Everything in nature is constantly radiating heat from its surface. If a body be surrounded by objects hotter than itself, it becomes heated by radiation; if it be exposed to the influence of objects colder than itself, it becomes cooled by radiation; and if the objects around it are neither hotter nor colder than itself, its temperature remains unaltered.

But though all bodies radiate heat, they have not all the same radiating power. Some substances possess this power in a far greater degree than others. The metals, though they are the best conductors, are the worst radiators. This is particularly the case when they are polished. Dull, dark substances, and especially those which have a rough or scratched surface, are good radiators; light-colored and smooth substances, on the other hand, are bad radiators; and this explains why, as every good housewife knows, a polished metal tea-pot keeps tea warmer than a black earthen one—it does not part with its heat so readily.

Bodies which radiate freely have the power in an equal degree of absorbing heat; that is, they are as ready to take it in, as they are to throw it out again. Dark substances, therefore, must be good absorbers, as they are good radiators of heat. A very simple experiment will illustrate this fact very clearly. If you spread upon snow, in a place exposed to the sunbeams, two pieces of cloth of the same texture, one black and the other white, you will find, after some time, that under the black cloth the snow has been melted, but under the white cloth it remains as it was at first. The black material has been heated quickly and intensely; the white has not been heated at all: the former has absorbed the sun’s rays; the latter has reflected them.
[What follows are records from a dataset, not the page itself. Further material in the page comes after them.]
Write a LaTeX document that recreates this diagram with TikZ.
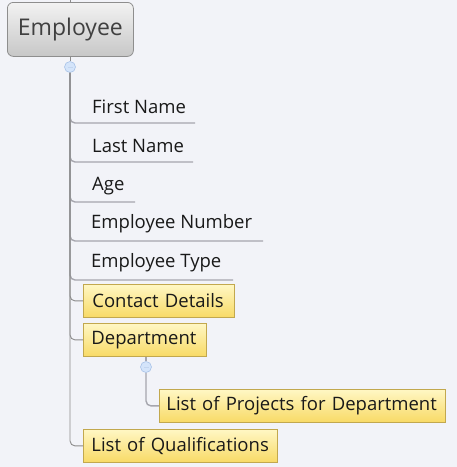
\documentclass[tikz,border=0pt]{standalone}
\usepackage{fontspec}
\setmainfont{Open Sans}
\usetikzlibrary{shadows}
\definecolor{bg}{HTML}{F2F3F8}
\definecolor{trunk}{HTML}{8C8C8C}
\definecolor{uline}{HTML}{A6A6AE}
\definecolor{ybord}{HTML}{C2A84E}
\definecolor{ytop}{HTML}{FFF7C4}
\definecolor{ybot}{HTML}{F8DA66}
\definecolor{gbord}{HTML}{8E8E8E}
\definecolor{ctl}{HTML}{D4E4FA}
\definecolor{ctlb}{HTML}{A9C3E8}
\begin{document}
\begin{tikzpicture}[x=1pt,y=-1pt,
  txt/.style={anchor=base west,inner sep=0pt,font=\fontsize{18.5}{21}\selectfont,text=black!90},
  ybox/.style={anchor=north west,draw=ybord,line width=0.8pt,top color=ytop,bottom color=ybot,
     inner sep=0pt,minimum height=33pt,align=left,text=black!90,
     font=\fontsize{18.5}{21}\selectfont},
  branch/.style={draw=trunk,line width=0.9pt,rounded corners=5pt},
  under/.style={draw=uline,line width=1.4pt,rounded corners=5pt},
  ctlc/.style={circle,fill=ctl,draw=ctlb,line width=0.6pt,minimum size=11pt,inner sep=0pt}]
\fill[bg] (0,0) rectangle (457,467);
\useasboundingbox (0,0) rectangle (457,467);
% root
\node[anchor=north west,draw=gbord,line width=0.8pt,rounded corners=6pt,
  top color=white!95!black,bottom color=black!22,minimum width=126pt,minimum height=54pt,
  inner sep=0pt,text=black!75,font=\fontsize{23}{26}\selectfont] (emp) at (7,2) {Employee};
\coordinate (top) at (70,0);
\node[ctlc] (c1) at (70,67) {};
\draw[ctlb!70!white,line width=1pt] (67.5,67) -- (72.5,67);
\draw[branch] (emp.north -| top) -- (top);
\draw[branch] (emp.south -| c1) -- (c1);
% plain items
\node[txt] (fn) at (92,113) {First Name};
\node[txt] (ln) at (92,152) {Last Name};
\node[txt] (age) at (92,190) {Age};
\node[txt] (en) at (91,228) {Employee Number};
\node[txt] (et) at (91,267) {Employee Type};
\coordinate (fne) at (195,123);
\coordinate (lne) at (193,162);
\coordinate (agee) at (135,202);
\coordinate (ene) at (263,241);
\coordinate (ete) at (233,280);
\foreach \e in {fne,lne,agee,ene,ete}{
  \draw[under] (c1.south) |- (\e);
}
% boxes
\node[ybox,minimum width=151pt,text width=151pt] (cd) at (83,284) {\hspace*{9pt}Contact Details};
\node[ybox,minimum width=123pt,text width=123pt] (dep) at (83,323) {\hspace*{8pt}Department};
\node[ybox,minimum width=286pt,text width=286pt] (lp) at (159,389) {\hspace*{7pt}List of Projects for Department};
\node[ybox,minimum width=194pt,text width=194pt] (lq) at (83,429) {\hspace*{8pt}List of Qualifications};
\draw[branch] (c1.south) |- (cd.west);
\draw[branch] (c1.south) |- (dep.west);
\draw[branch] (c1.south) |- (lq.west);
\node[ctlc] (c2) at (146,367) {};
\draw[ctlb!70!white,line width=1pt] (143.5,367) -- (148.5,367);
\draw[draw=uline,line width=1.4pt] (c2 |- dep.south) -- (c2.north);
\draw[draw=uline,line width=1.4pt,rounded corners=5pt] (c2.south) |- (lp.west);
\end{tikzpicture}
\end{document}
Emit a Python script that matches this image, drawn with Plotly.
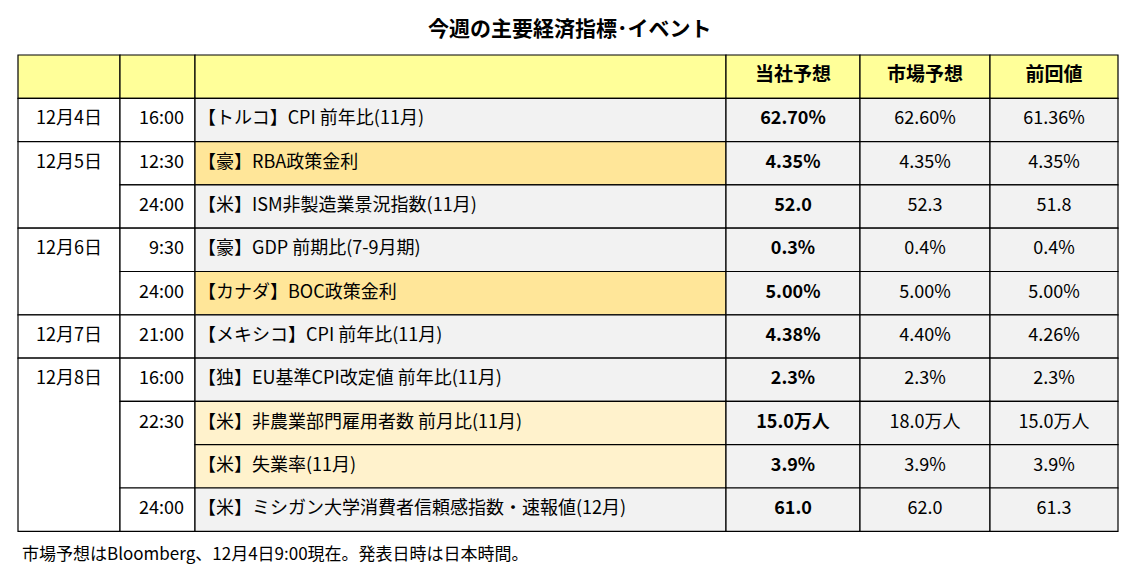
import plotly.graph_objects as go

TITLE = "今週の主要経済指標･イベント"
NOTE = "市場予想はBloomberg、12月4日9:00現在。発表日時は日本時間。"

header = ["", "", "", "当社予想", "市場予想", "前回値"]
dates = ["12月4日", "12月5日", "", "12月6日", "", "12月7日", "12月8日", "", "", ""]
times = ["16:00", "12:30", "24:00", "9:30", "24:00", "21:00", "16:00", "22:30", "", "24:00"]
events = [
    "【トルコ】CPI 前年比(11月)",
    "【豪】RBA政策金利",
    "【米】ISM非製造業景況指数(11月)",
    "【豪】GDP 前期比(7-9月期)",
    "【カナダ】BOC政策金利",
    "【メキシコ】CPI 前年比(11月)",
    "【独】EU基準CPI改定値 前年比(11月)",
    "【米】非農業部門雇用者数 前月比(11月)",
    "【米】失業率(11月)",
    "【米】ミシガン大学消費者信頼感指数・速報値(12月)",
]
own = ["62.70%", "4.35%", "52.0", "0.3%", "5.00%", "4.38%", "2.3%", "15.0万人", "3.9%", "61.0"]
market = ["62.60%", "4.35%", "52.3", "0.4%", "5.00%", "4.40%", "2.3%", "18.0万人", "3.9%", "62.0"]
prev = ["61.36%", "4.35%", "51.8", "0.4%", "5.00%", "4.26%", "2.3%", "15.0万人", "3.9%", "61.3"]
event_kind = ["g", "o", "g", "g", "o", "g", "g", "y", "y", "g"]

KIND_COLOR = {"g": "#F2F2F2", "o": "#FFE699", "y": "#FFF2CC"}
HEADER_COLOR = "#FFFF99"
FONT = "Noto Sans CJK JP"

# column edges (px) and row geometry
col_x = [18, 120, 195, 726, 860, 990, 1118]
top, row_h = 55, 43.3
n = len(events)
PAGE_MARGIN = 8  # default body margin of the html page


def row_y(i):
    # i = -1 is the header row
    return top + (i + 1) * row_h


def groups(labels):
    # merge blank labels into the cell above
    out = []
    for i, lab in enumerate(labels):
        if lab or not out:
            out.append([i, i, lab])
        else:
            out[-1][1] = i
    return out


shapes = []


def cell(c, r0, r1, fill):
    shapes.append(dict(type="rect", xref="x", yref="y",
                       x0=col_x[c], x1=col_x[c + 1], y0=row_y(r0), y1=row_y(r1 + 1),
                       fillcolor=fill, line=dict(color="black", width=1.2), layer="below"))


for c in range(6):
    cell(c, -1, -1, HEADER_COLOR)
for r0, r1, _ in groups(dates):
    cell(0, r0, r1, "white")
for r0, r1, _ in groups(times):
    cell(1, r0, r1, "white")
for i in range(n):
    cell(2, i, i, KIND_COLOR[event_kind[i]])
    for c in (3, 4, 5):
        cell(c, i, i, "#F2F2F2")

fig = go.Figure()
mid = [row_y(i) + row_h / 2 for i in range(n)]


def text_trace(xs, ys, texts, pos, bold=False, size=18):
    t = [f"<b>{s}</b>" if bold and s else s for s in texts]
    fig.add_trace(go.Scatter(x=xs, y=ys, text=t, mode="text", textposition=pos,
                             textfont=dict(family=FONT, size=size, color="black"),
                             hoverinfo="skip", showlegend=False))


text_trace([(col_x[c] + col_x[c + 1]) / 2 for c in (3, 4, 5)], [row_y(-1) + row_h / 2] * 3,
           header[3:], "middle center", bold=True, size=19)
text_trace([69] * n, mid, dates, "middle center")
text_trace([184] * n, mid, times, "middle left")
text_trace([198] * n, mid, events, "middle right")
text_trace([793] * n, mid, own, "middle center", bold=True)
text_trace([925] * n, mid, market, "middle center")
text_trace([1054] * n, mid, prev, "middle center")

fig.add_annotation(x=570, y=27, xref="x", yref="y", text=f"<b>{TITLE}</b>", showarrow=False,
                   font=dict(family=FONT, size=21, color="black"))
fig.add_annotation(x=20, y=552, xref="x", yref="y", text=NOTE, showarrow=False, xanchor="left",
                   font=dict(family=FONT, size=17, color="black"))

fig.update_layout(
    width=1138, height=571, margin=dict(l=0, r=0, t=0, b=0),
    plot_bgcolor="white", paper_bgcolor="white", shapes=shapes,
    xaxis=dict(range=[PAGE_MARGIN, 1138 + PAGE_MARGIN], visible=False, fixedrange=True),
    yaxis=dict(range=[571 + PAGE_MARGIN, PAGE_MARGIN], visible=False, fixedrange=True),
)
fig.write_html("out.html")
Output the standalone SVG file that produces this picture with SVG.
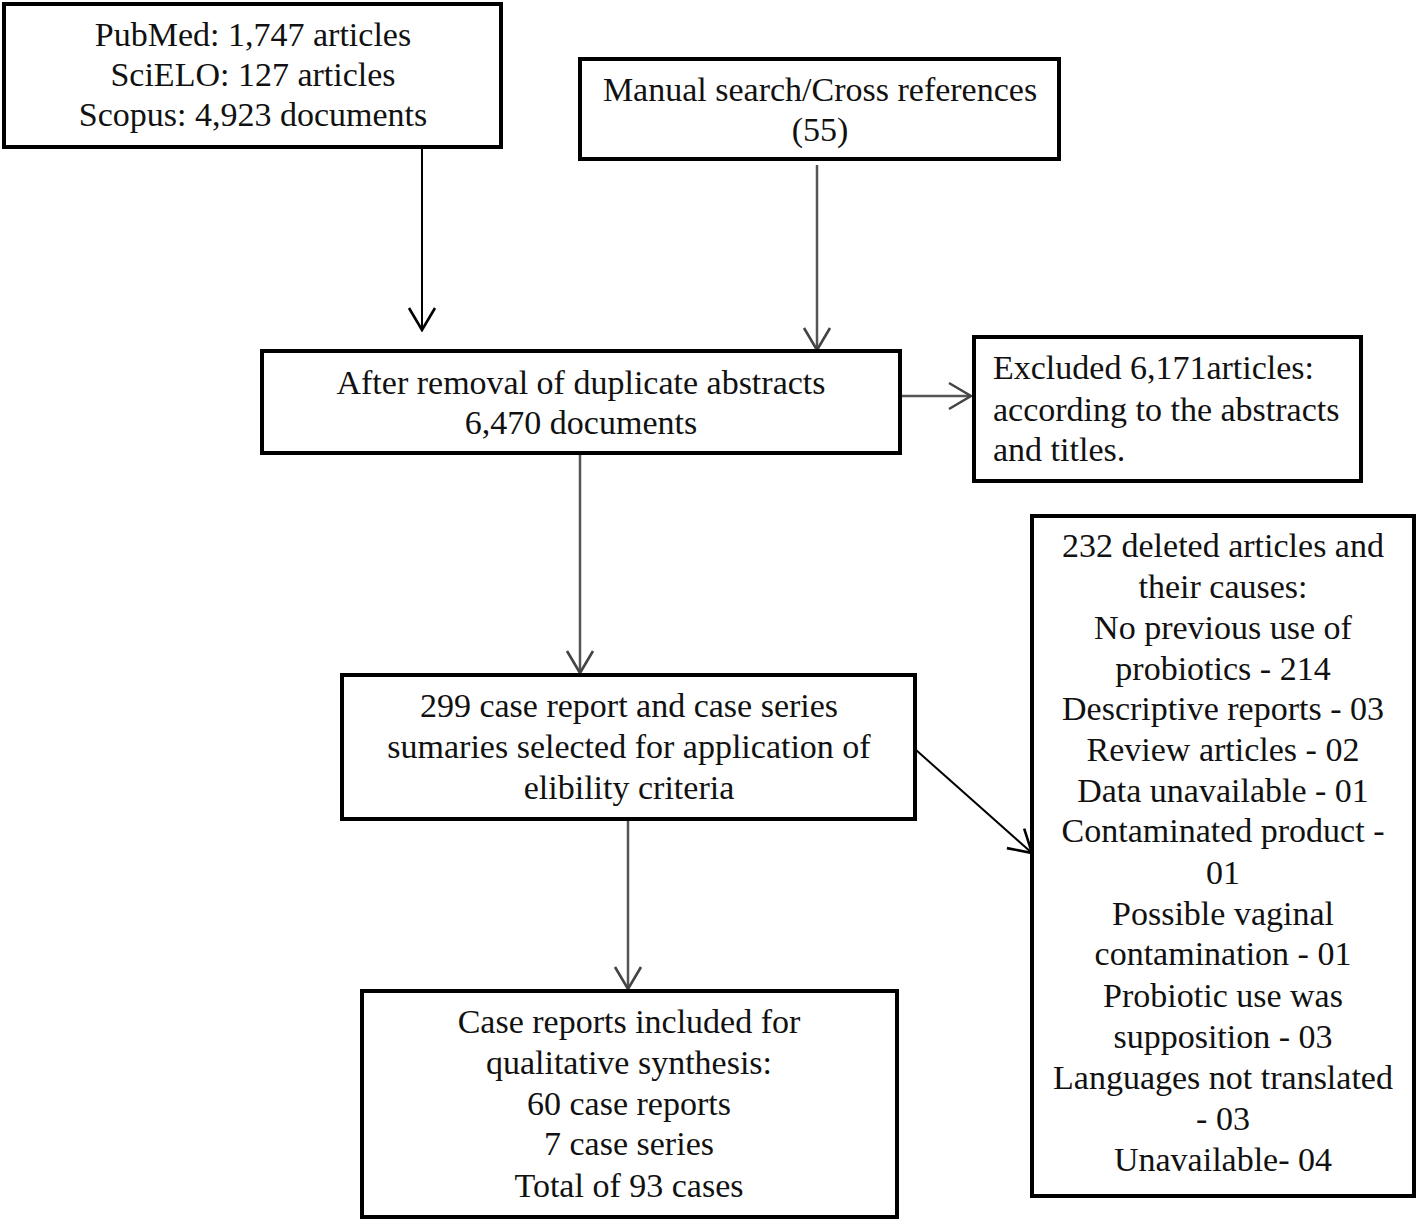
<svg xmlns="http://www.w3.org/2000/svg" width="1418" height="1222" viewBox="0 0 1418 1222">
<defs>
<marker id="ahk" viewBox="0 0 26 30" refX="24" refY="15" markerWidth="26" markerHeight="30" markerUnits="userSpaceOnUse" orient="auto">
<path d="M2,2 L24,15 L2,28" fill="none" stroke="#000" stroke-width="2.6"/>
</marker>
<marker id="ahg" viewBox="0 0 26 30" refX="24" refY="15" markerWidth="26" markerHeight="30" markerUnits="userSpaceOnUse" orient="auto">
<path d="M2,2 L24,15 L2,28" fill="none" stroke="#444" stroke-width="2.6"/>
</marker>
</defs>
<style>
.box{fill:#fff;stroke:#000;stroke-width:4}
.t{font-family:"Liberation Serif","Times New Roman",serif;font-size:34px;fill:#111}
.c{text-anchor:middle}
.ck{fill:none;stroke:#000;stroke-width:2}
.cg{fill:none;stroke:#555;stroke-width:2.5}
</style>
<rect width="1418" height="1222" fill="#fff"/>
<g id="connectors">
<line class="ck" x1="422" y1="149" x2="422" y2="330" marker-end="url(#ahk)"/>
<line class="cg" x1="817" y1="165" x2="817" y2="350" marker-end="url(#ahg)"/>
<line class="cg" x1="895" y1="396" x2="971" y2="396" marker-end="url(#ahg)"/>
<line class="cg" x1="580" y1="455" x2="580" y2="673" marker-end="url(#ahg)"/>
<line class="ck" x1="916" y1="750" x2="1032" y2="853" marker-end="url(#ahk)"/>
<line class="cg" x1="628" y1="821" x2="628" y2="989" marker-end="url(#ahg)"/>
</g>
<g id="n1">
<rect class="box" x="4" y="4" width="497" height="143"/>
<text class="t c" x="253" y="46">PubMed: 1,747 articles</text>
<text class="t c" x="253" y="86">SciELO: 127 articles</text>
<text class="t c" x="253" y="126">Scopus: 4,923 documents</text>
</g>
<g id="n2">
<rect class="box" x="580" y="59" width="479" height="100"/>
<text class="t c" x="820" y="101">Manual search/Cross references</text>
<text class="t c" x="820" y="141">(55)</text>
</g>
<g id="n3">
<rect class="box" x="262" y="351" width="638" height="102"/>
<text class="t c" x="581" y="394">After removal of duplicate abstracts</text>
<text class="t c" x="581" y="434">6,470 documents</text>
</g>
<g id="n4">
<rect class="box" x="974" y="337" width="387" height="144"/>
<text class="t" x="993" y="379">Excluded 6,171articles:</text>
<text class="t" x="993" y="421">according to the abstracts</text>
<text class="t" x="993" y="461">and titles.</text>
</g>
<g id="n5">
<rect class="box" x="342" y="675" width="573" height="144"/>
<text class="t c" x="629" y="717">299 case report and case series</text>
<text class="t c" x="629" y="758">sumaries selected for application of</text>
<text class="t c" x="629" y="799">elibility criteria</text>
</g>
<g id="n6">
<rect class="box" x="362" y="991" width="535" height="226"/>
<text class="t c" x="629" y="1033">Case reports included for</text>
<text class="t c" x="629" y="1074">qualitative synthesis:</text>
<text class="t c" x="629" y="1115">60 case reports</text>
<text class="t c" x="629" y="1155">7 case series</text>
<text class="t c" x="629" y="1197">Total of 93 cases</text>
</g>
<g id="n7">
<rect class="box" x="1032" y="516" width="382" height="680"/>
<text class="t c" x="1223" y="557">232 deleted articles and</text>
<text class="t c" x="1223" y="598">their causes:</text>
<text class="t c" x="1223" y="639">No previous use of</text>
<text class="t c" x="1223" y="680">probiotics - 214</text>
<text class="t c" x="1223" y="720">Descriptive reports - 03</text>
<text class="t c" x="1223" y="761">Review articles - 02</text>
<text class="t c" x="1223" y="802">Data unavailable - 01</text>
<text class="t c" x="1223" y="842">Contaminated product -</text>
<text class="t c" x="1223" y="884">01</text>
<text class="t c" x="1223" y="925">Possible vaginal</text>
<text class="t c" x="1223" y="965">contamination - 01</text>
<text class="t c" x="1223" y="1007">Probiotic use was</text>
<text class="t c" x="1223" y="1048">supposition - 03</text>
<text class="t c" x="1223" y="1089">Languages not translated</text>
<text class="t c" x="1223" y="1130">- 03</text>
<text class="t c" x="1223" y="1171">Unavailable- 04</text>
</g>
</svg>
The laws of absorption and radiation enable us to explain many curious facts. Thus, dark-colored clothes are cold in the shade, because they are then radiating heat from our bodies; but they are warm in the sunshine, because they are then absorbing the heat that falls upon them from the sun. On the other hand, light colored clothes are warm in the shade, and cool in the sunshine. Again, a dish-cover or metal tea-pot is kept as brightly polished as possible, in order to prevent the escape of the heat by radiation; a black earthenware tea-pot, on the contrary, has a dull and dark surface, so that it may be placed on the hob and absorb the heat. So, too, if a kettle is to heat quickly, the bottom and sides should be covered with soot, to absorb the heat; while the upper part should be bright, to prevent radiation.

It is radiation, also, that accounts for the deposition of dew. It is a common error to suppose that dew falls in the same manner as rain or mist, only in much finer particles. Dew, in fact, does not fall, but is formed on the surface of bodies by the condensation of the moisture of the atmosphere.

The air around us contains at all times a quantity of moisture in the form of vapor. Now this vapor has been formed from water by the action of heat; and it may again be turned into water by being brought in contact with objects that are cold. And this is just what takes place in the formation of dew. When the sun has set, the trees and grass and other objects on the earth’s surface immediately begin to radiate the heat which they have absorbed from its beams during the day. The best radiators, of course, become cool most rapidly, and quickly condense the vapor that floats in the air around them; and in the morning we find those objects which radiate freely, such as blades of grass, leaves of plants, and floating cobwebs, covered with this condensed vapor in the form of glittering dewdrops.

Clouds, in a great measure, prevent radiation, and hence the dew will be most plentiful on a clear and cloudless night. If the radiation continues till the temperature of the ground is very low, the dew freezes as it is deposited and forms hoar-frost.

You may see a smooth road or gravel walk quite dry in the morning, while the grass or box by its side is thickly coated with moisture. Why is this? It is simply because the road or walk is a bad radiator and cools slowly, while the grass and box, being good radiators, become rapidly cold and condense the vapor of the passing air into dew.

Thus by a wise arrangement, the cultivated fields receive an abundance of precious moisture, while not a drop is wasted on the bare rock, or the sterile sands of the desert.